Rows from a dataset of charts and code:
____________

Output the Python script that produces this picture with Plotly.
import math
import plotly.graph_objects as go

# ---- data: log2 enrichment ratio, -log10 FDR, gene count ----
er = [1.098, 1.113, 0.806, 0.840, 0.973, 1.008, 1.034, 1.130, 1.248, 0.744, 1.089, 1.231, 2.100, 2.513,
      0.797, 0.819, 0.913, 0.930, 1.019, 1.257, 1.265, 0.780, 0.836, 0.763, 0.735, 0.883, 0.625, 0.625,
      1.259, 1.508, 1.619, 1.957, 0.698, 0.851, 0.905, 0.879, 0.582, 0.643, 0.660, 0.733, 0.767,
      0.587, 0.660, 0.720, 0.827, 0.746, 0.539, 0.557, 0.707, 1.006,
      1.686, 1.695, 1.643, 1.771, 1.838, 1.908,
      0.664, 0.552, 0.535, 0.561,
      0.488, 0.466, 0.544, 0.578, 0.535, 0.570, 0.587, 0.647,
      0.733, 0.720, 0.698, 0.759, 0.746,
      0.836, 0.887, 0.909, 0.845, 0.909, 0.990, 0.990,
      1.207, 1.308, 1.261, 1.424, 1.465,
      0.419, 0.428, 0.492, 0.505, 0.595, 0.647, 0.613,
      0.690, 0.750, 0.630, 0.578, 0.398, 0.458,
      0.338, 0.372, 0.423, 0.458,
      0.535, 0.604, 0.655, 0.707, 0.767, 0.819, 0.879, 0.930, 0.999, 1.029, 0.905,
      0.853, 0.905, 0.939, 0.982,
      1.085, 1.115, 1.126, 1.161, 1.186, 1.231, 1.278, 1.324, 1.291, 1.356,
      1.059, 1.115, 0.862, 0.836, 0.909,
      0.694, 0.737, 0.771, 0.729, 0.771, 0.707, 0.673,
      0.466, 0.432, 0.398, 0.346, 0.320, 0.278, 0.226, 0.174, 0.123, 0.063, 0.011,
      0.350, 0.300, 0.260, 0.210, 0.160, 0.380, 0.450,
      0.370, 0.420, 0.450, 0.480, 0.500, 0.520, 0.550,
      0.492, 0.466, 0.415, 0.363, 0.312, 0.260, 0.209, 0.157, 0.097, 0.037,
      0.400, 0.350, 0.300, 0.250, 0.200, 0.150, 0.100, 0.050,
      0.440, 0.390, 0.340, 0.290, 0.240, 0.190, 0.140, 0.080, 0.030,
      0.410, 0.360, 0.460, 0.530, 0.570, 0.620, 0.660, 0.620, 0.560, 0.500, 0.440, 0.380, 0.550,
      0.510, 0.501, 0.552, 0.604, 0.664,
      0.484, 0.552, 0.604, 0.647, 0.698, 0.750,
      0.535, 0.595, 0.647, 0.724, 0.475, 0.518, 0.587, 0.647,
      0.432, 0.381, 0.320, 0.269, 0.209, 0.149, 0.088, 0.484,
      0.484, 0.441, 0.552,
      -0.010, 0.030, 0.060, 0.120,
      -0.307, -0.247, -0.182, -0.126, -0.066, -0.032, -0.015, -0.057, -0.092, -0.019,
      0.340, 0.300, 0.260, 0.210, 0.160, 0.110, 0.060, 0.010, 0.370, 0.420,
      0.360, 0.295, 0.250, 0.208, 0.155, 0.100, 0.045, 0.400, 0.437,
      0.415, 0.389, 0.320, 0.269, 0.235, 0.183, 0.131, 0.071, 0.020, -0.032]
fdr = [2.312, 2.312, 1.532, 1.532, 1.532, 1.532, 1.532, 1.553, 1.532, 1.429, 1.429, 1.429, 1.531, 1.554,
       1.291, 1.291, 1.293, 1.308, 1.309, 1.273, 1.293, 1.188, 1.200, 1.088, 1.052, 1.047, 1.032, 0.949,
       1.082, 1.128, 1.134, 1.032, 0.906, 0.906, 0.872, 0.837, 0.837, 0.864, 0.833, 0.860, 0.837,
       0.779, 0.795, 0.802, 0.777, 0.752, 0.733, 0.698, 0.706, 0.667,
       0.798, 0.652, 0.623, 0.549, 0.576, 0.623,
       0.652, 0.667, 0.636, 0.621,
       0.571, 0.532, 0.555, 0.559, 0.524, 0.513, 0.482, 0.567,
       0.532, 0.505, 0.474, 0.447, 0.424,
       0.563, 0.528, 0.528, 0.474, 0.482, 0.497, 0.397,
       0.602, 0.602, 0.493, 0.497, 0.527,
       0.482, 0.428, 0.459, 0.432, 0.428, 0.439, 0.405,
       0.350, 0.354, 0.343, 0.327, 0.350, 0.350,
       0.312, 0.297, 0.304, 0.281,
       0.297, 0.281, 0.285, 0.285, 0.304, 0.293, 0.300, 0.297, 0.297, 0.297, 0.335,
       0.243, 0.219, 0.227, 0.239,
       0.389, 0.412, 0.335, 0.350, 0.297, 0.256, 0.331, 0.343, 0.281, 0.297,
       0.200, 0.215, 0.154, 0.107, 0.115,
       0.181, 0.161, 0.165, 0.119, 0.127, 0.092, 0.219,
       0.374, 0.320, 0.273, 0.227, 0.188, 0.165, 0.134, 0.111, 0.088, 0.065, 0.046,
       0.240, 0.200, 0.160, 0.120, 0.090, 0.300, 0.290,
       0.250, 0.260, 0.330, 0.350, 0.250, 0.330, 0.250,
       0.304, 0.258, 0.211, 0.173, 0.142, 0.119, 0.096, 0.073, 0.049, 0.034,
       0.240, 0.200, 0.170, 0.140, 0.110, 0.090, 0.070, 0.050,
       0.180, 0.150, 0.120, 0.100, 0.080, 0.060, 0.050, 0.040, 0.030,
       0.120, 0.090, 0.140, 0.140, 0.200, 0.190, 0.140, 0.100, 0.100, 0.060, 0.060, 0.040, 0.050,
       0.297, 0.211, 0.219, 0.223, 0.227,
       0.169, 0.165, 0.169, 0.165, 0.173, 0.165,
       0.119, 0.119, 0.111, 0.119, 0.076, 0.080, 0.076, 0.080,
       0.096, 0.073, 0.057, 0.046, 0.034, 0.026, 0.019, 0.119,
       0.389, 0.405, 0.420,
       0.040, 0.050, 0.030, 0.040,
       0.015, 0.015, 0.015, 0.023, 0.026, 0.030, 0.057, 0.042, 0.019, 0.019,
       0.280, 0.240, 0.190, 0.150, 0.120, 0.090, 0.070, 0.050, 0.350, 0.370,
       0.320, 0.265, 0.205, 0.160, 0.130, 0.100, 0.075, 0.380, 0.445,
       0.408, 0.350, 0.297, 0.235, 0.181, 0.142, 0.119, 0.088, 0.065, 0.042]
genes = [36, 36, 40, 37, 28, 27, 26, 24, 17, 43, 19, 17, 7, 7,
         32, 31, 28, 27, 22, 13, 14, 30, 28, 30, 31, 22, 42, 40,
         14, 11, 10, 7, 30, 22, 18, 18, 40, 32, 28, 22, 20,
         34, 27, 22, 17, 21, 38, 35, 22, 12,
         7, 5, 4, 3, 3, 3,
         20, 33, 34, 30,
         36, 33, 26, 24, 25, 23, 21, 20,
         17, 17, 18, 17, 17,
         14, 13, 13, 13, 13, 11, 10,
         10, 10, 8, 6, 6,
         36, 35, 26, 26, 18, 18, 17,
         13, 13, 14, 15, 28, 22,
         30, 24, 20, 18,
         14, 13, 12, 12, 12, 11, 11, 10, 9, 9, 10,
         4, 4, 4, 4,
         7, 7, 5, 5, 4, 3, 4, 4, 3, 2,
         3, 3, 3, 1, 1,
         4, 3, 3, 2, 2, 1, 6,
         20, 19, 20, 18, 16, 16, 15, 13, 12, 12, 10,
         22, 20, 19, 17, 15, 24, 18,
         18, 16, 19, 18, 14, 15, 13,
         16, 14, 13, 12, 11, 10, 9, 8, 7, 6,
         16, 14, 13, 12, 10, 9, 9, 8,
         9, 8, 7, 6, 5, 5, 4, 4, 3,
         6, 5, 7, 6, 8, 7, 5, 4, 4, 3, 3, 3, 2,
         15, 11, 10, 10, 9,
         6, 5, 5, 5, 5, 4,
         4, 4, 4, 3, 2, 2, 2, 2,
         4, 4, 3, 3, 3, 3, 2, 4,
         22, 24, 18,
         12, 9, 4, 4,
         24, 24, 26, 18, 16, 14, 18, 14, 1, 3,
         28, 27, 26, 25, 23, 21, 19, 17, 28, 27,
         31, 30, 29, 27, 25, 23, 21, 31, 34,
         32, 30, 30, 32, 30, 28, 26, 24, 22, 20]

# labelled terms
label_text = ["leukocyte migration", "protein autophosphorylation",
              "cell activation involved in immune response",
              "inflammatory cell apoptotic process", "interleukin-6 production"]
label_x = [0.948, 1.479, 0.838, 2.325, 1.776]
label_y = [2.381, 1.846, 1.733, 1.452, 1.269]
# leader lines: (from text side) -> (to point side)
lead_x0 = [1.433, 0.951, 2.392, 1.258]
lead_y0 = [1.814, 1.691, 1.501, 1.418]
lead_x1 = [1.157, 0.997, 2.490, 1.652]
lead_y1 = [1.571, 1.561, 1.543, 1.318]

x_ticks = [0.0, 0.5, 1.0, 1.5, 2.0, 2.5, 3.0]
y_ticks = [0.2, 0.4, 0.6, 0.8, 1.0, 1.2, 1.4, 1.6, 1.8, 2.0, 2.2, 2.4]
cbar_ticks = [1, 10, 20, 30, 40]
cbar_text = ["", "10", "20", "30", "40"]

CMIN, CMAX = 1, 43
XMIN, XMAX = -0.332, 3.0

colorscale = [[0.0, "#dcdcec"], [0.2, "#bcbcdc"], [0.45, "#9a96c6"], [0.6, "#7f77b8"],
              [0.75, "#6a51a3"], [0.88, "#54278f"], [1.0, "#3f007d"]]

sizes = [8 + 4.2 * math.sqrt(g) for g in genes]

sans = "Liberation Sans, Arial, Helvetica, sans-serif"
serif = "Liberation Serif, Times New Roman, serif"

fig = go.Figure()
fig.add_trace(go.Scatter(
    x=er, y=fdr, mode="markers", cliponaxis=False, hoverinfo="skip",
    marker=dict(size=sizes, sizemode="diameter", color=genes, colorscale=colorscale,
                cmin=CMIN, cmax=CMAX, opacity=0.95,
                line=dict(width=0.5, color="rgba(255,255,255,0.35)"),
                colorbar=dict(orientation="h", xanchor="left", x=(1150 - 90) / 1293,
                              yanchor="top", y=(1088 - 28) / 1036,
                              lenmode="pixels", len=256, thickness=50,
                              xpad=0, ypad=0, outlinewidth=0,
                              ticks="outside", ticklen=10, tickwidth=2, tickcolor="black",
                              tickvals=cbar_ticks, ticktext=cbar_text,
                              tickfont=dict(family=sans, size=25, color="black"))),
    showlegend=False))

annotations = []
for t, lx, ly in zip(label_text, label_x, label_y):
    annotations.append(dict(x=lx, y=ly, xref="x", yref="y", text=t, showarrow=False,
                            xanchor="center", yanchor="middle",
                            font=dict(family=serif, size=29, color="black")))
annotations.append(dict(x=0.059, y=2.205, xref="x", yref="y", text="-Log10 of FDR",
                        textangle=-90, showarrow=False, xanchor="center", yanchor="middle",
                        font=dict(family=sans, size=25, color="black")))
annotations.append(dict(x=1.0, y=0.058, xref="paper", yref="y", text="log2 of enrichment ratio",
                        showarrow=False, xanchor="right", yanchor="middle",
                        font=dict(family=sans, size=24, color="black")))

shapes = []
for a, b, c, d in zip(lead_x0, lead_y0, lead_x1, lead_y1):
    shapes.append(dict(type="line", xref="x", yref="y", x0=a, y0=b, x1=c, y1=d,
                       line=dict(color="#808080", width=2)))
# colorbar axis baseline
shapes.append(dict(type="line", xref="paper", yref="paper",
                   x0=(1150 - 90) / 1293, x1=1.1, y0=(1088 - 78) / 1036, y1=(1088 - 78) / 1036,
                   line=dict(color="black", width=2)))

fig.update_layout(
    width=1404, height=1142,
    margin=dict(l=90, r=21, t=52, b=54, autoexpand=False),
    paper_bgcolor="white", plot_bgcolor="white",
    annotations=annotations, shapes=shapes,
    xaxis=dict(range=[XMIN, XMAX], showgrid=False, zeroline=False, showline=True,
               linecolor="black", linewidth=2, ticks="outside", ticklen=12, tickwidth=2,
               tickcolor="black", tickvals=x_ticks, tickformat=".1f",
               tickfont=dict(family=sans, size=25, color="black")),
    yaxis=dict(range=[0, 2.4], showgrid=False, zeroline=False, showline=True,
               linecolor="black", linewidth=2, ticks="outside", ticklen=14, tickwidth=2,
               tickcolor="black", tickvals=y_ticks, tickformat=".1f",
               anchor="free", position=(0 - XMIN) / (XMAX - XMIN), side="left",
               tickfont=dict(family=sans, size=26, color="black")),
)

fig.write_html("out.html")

____________

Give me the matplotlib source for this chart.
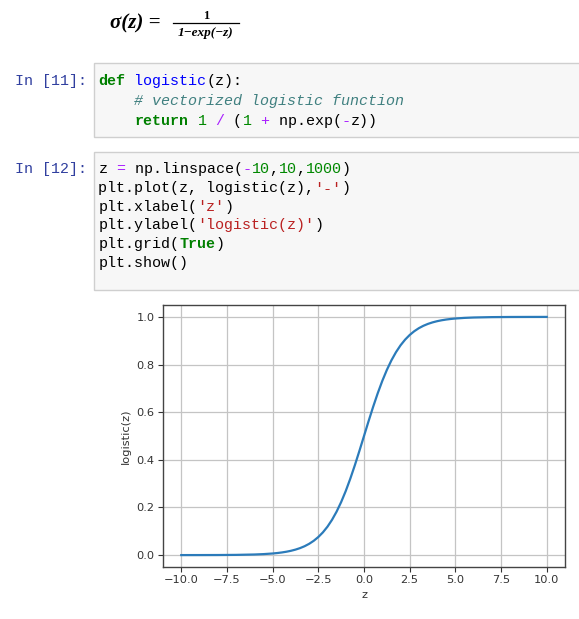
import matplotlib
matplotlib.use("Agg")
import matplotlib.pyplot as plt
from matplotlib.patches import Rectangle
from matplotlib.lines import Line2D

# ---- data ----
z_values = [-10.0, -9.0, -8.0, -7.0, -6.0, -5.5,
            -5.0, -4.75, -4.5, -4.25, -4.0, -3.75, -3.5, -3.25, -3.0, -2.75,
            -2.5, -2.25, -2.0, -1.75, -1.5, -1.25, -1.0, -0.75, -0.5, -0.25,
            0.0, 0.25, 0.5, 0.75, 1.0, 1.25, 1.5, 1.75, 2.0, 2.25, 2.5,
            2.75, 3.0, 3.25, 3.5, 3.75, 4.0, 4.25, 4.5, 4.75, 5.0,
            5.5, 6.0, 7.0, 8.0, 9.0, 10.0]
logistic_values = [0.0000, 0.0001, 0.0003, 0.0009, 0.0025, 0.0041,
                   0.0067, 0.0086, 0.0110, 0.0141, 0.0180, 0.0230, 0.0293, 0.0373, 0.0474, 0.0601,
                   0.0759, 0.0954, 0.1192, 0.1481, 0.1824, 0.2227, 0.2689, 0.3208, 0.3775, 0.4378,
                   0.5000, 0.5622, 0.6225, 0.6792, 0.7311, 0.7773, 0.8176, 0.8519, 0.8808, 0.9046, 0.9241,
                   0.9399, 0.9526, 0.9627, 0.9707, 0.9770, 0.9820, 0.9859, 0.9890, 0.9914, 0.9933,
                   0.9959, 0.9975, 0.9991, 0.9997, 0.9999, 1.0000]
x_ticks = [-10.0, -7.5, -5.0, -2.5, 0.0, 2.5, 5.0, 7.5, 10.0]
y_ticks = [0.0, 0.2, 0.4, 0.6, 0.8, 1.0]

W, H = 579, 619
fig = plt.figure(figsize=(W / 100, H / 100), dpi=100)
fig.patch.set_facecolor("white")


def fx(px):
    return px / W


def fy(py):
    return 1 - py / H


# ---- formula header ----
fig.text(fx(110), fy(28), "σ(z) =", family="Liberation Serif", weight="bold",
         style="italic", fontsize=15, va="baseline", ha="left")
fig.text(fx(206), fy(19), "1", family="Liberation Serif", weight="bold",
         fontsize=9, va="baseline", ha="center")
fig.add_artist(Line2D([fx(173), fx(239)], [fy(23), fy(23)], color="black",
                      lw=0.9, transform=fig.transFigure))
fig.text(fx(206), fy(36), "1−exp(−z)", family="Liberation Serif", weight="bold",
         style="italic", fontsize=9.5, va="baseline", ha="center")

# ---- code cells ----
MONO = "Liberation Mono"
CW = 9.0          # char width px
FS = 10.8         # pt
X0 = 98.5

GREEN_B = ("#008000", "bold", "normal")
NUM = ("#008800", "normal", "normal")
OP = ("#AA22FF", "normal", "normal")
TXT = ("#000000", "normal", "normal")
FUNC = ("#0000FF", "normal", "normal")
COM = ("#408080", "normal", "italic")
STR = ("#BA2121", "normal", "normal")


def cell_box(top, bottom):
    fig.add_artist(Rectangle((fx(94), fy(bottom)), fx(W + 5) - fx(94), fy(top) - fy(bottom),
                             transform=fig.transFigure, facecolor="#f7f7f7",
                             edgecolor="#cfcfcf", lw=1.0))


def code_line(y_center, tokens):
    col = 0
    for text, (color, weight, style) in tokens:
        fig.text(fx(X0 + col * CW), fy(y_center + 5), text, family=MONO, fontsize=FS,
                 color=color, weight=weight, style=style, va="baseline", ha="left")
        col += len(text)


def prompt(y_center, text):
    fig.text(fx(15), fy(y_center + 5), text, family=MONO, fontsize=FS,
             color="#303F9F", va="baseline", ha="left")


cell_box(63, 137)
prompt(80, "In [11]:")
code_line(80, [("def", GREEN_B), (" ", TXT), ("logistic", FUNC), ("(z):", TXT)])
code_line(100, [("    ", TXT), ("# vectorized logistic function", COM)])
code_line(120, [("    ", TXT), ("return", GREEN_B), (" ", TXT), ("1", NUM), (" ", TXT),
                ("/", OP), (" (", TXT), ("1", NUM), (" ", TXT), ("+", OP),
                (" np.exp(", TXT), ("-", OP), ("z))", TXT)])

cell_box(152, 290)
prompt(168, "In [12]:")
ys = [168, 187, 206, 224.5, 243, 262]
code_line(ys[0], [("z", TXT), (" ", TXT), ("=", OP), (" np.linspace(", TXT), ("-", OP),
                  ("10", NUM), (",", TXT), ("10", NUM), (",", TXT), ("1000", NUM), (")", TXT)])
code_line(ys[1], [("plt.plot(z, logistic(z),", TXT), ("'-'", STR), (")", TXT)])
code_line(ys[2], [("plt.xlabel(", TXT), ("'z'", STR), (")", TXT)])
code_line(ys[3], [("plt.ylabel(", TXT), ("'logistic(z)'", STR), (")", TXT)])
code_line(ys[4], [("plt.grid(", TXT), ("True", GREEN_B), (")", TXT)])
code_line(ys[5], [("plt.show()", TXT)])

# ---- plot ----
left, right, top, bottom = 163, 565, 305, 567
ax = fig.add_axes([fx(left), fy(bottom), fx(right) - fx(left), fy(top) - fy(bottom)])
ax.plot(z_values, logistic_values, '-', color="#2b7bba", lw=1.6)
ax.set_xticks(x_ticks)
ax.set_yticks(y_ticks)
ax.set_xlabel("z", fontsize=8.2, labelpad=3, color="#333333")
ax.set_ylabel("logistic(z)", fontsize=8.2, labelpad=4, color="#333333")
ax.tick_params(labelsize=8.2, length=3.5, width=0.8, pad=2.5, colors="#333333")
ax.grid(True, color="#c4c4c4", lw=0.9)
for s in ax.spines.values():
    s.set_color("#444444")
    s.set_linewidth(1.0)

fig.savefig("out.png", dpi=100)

____________

**STATED TASK**.
From the records above, give again only the part that opens with the line containing "Give me the matplotlib source for this chart." and closes with the line containing "from matplotlib.lines import Line2D". Keep both ends but drop the pictures.

**ANSWER TO THE PROBLEM**.
Give me the matplotlib source for this chart.
import matplotlib
matplotlib.use("Agg")
import matplotlib.pyplot as plt
from matplotlib.patches import Rectangle
from matplotlib.lines import Line2D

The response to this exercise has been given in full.